Riflettiamo su quanti abitanti ha la Cina. Tanti, oltre un miliardo. Verifico. Ne ha più di un miliardo e 436 milioni. Quindi basta una calcolatrice per scoprire che in termini percentuali i morti sono lo 0,000007 della popolazione (ovvero lo 0,0007%). Un raffronto col dato più vicino per tipo di malattia è quello dei decessi per complicanze dovute al raffreddore nel nostro paese, che conta meno di 61 milioni di abitanti. Scopro che, mediamente, ogni anno contiamo intorno ai 7mila morti, cioè circa il 12% solo per questo tipo di patologia, ma questo non ci ha portato, al momento, ad alcuna forma di psicosi, né ci ha fatto parlare di terribile epidemia.
Ma comunque la si metta e per quanti sforzi facciano le autorità cinesi, forse l’unico risultato che riusciranno ad ottenere saranno le proteste degli 11 milioni di abitanti di Wuhan chiusi in un assedio sanitario e l’accusa più o meno planetaria di essere il paese portatore di virus, bacilli e batteri che si diffondono pericolosamente per colpa delle stesse autorità che non hanno agito tempestivamente, sottovalutando questa nuova pestilenza che ha già ucciso 106 persone. Che siano 106 su 1 miliardo e 436 milioni di abitanti non viene evidenziato e, anzi, l’alto numero di cinesi diventa di per sé una minaccia di contagio.
Insomma, la Cina non si illuda di poter alzare troppo la cresta con la sua crescita economica o con il suo sostegno politico dove dice lei! E le migliaia di cinesi che ci consentivano di comprare il quaderno, la lampadina o le ciabatte a due soldi sappiano che forse dovranno chiudere i battenti, e non per la scarsa qualità della merce o per le condizioni di lavoro degli operai cinesi (che sono le stesse dei prodotti che poi col giusto brand e l’accresciuto valore economico fanno sparire ogni coscienza sociale), ma perché la paura che si fonda su basi irrazionali non è governabile dal soggetto spaventato, ma è molto ben diretta da chi la promuove. E la paura, la storia ce lo insegna, accompagnata dal rasserenante ricorso alla “sicurezza”, sa fare miracoli ben più catastrofici del virus di turno, che sicuramente esiste, ma esiste insieme agli altri centomila con i quali la nostra salute è costretta bene o male a combattere per tutta la vita.
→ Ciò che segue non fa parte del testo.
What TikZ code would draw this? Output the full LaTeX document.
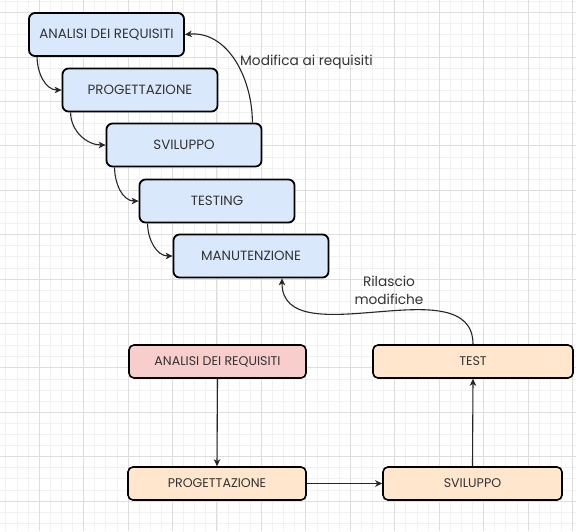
\documentclass[tikz,border=0pt]{standalone}
\usepackage{fontspec}
\setmainfont{Poppins}
\usetikzlibrary{arrows.meta}
\definecolor{gridmajor}{HTML}{DEDEDE}
\definecolor{gridminor}{HTML}{F1F1F1}
\definecolor{phaseblue}{HTML}{DAE8FC}
\definecolor{phasepink}{HTML}{F8CECC}
\definecolor{phasepeach}{HTML}{FFE6CC}
\definecolor{txt}{HTML}{333333}
\tikzset{
  x=1pt, y=1pt,
  phase/.style={draw=black, line width=1.8pt, rounded corners=6pt, fill=phaseblue,
    minimum width=155pt, minimum height=43pt, text=txt, font=\fontsize{13.4}{15}\selectfont,
    inner sep=0pt},
  cycle/.style={draw=black, line width=1.6pt, rounded corners=5pt,
    minimum height=33pt, text=txt, font=\fontsize{12.6}{14}\selectfont, inner sep=0pt},
  arr/.style={draw=black!85, line width=1.1pt, -{Stealth[length=7pt,width=6.5pt,inset=2pt]}},
  lbl/.style={text=txt, font=\fontsize{13.7}{18}\selectfont, align=center, inner sep=0pt}
}
\begin{document}
\begin{tikzpicture}
\useasboundingbox (0,0) rectangle (576,-531);
% background grid
\fill[white] (0,0) rectangle (576,-531);
\foreach \k in {0,...,53} {
  \draw[gridminor, line width=0.5pt] ({-5.45+11.1125*\k},0) -- ++(0,-531);
}
\foreach \k in {0,...,48} {
  \draw[gridminor, line width=0.5pt] (0,{-1.4-11.1*\k}) -- ++(576,0);
}
\foreach \k in {0,...,13} {
  \draw[gridmajor, line width=0.7pt] ({-5.45+44.45*\k},0) -- ++(0,-531);
}
\foreach \k in {0,...,12} {
  \draw[gridmajor, line width=0.7pt] (0,{-12.5-44.4*(\k-0)}) -- ++(576,0);
}

% waterfall phases
\node[phase] (w1) at (106.5,-34.5) {ANALISI DEI REQUISITI};
\node[phase] (w2) at (140,-90) {PROGETTAZIONE};
\node[phase] (w3) at (184,-145) {SVILUPPO};
\node[phase] (w4) at (217,-201) {TESTING};
\node[phase] (w5) at (251,-256) {MANUTENZIONE};

\draw[arr] ([xshift=9pt]w1.south west) to[out=-90,in=180] (w2.west);
\draw[arr] ([xshift=9pt]w2.south west) to[out=-90,in=180] (w3.west);
\draw[arr] ([xshift=9pt]w3.south west) to[out=-90,in=180] (w4.west);
\draw[arr] ([xshift=9pt]w4.south west) to[out=-90,in=180] (w5.west);

\draw[arr] ([xshift=-10pt]w3.north east) to[out=90,in=5] (w1.east);
\node[lbl, anchor=west] (mod) at (240,-62) {Modifica ai requisiti};

% iterative cycle
\node[cycle, fill=phasepink, minimum width=177pt] (c1) at (217.5,-361.5) {ANALISI DEI REQUISITI};
\node[cycle, fill=phasepeach, minimum width=200pt] (c4) at (473,-361.5) {TEST};
\node[cycle, fill=phasepeach, minimum width=178pt] (c2) at (217,-483.5) {PROGETTAZIONE};
\node[cycle, fill=phasepeach, minimum width=179pt] (c3) at (472.5,-483.5) {SVILUPPO};

\draw[arr] (c1.south) -- (c2.north);
\draw[arr] (c2.east) -- (c3.west);
\draw[arr] (c3.north) -- (c4.south);
\draw[arr] (c4.north) to[out=90,in=-90] ([xshift=31pt]w5.south);
\node[lbl] (ril) at (389,-290) {Rilascio\\modifiche};
\end{tikzpicture}
\end{document}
Teniamolo presente prima di cadere nella psicosi e facciamo la dovuta attenzione, sia ai tanti virus e batteri che ai diffusori di terrore che fanno uso politico delle nostre paure e delle angosciose ricerche di sicurezza.
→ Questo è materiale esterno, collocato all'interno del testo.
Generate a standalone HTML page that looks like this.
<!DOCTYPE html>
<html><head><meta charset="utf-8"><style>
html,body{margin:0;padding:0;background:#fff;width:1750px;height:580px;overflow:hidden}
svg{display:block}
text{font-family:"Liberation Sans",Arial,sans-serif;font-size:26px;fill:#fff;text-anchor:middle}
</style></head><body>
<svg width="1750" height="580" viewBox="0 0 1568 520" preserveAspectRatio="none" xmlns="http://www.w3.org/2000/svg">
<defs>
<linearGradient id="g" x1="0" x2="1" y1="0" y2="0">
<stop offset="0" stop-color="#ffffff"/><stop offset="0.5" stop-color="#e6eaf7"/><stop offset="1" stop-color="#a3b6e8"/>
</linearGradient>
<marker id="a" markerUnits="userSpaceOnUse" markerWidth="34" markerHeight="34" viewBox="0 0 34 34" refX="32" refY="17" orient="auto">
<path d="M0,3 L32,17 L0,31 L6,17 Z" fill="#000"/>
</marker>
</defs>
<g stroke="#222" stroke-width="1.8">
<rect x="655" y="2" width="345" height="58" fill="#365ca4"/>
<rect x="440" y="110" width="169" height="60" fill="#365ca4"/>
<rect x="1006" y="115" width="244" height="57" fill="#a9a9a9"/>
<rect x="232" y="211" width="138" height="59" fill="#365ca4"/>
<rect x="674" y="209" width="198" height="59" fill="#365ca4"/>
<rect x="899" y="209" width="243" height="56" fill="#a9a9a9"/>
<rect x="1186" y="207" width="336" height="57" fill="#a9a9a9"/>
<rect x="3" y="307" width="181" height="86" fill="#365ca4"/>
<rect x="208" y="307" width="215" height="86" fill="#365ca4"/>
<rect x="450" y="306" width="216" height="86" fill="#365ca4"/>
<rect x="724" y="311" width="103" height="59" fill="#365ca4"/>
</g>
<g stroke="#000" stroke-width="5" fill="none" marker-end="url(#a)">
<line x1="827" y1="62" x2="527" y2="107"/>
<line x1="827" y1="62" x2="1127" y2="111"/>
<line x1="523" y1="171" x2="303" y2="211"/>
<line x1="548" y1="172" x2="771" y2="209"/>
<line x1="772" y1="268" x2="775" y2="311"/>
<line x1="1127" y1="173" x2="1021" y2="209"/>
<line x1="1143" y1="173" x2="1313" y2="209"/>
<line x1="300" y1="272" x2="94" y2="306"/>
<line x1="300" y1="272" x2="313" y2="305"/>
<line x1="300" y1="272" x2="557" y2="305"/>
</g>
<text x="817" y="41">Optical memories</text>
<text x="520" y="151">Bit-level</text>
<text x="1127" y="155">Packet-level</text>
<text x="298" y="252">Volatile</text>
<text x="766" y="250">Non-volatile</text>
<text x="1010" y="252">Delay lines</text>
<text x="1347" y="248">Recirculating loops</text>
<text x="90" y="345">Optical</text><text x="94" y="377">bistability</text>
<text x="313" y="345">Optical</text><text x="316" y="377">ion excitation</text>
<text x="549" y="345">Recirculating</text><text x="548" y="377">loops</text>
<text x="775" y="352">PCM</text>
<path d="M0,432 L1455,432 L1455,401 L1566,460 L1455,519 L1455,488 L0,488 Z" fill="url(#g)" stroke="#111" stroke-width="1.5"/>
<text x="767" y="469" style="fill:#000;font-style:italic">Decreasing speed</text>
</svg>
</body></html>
Ah, e non dimentichiamo che ogni anno in Italia muoiono decine di migliaia di persone a causa di batteri e virus che colpiscono le vie respiratorie e che non vengono dalla Cina, ma anche per punture d’insetti che, per coincidenza, sono assolutamente nostrani, come ad esempio le api che, sempre per coincidenza, sono pure così utili!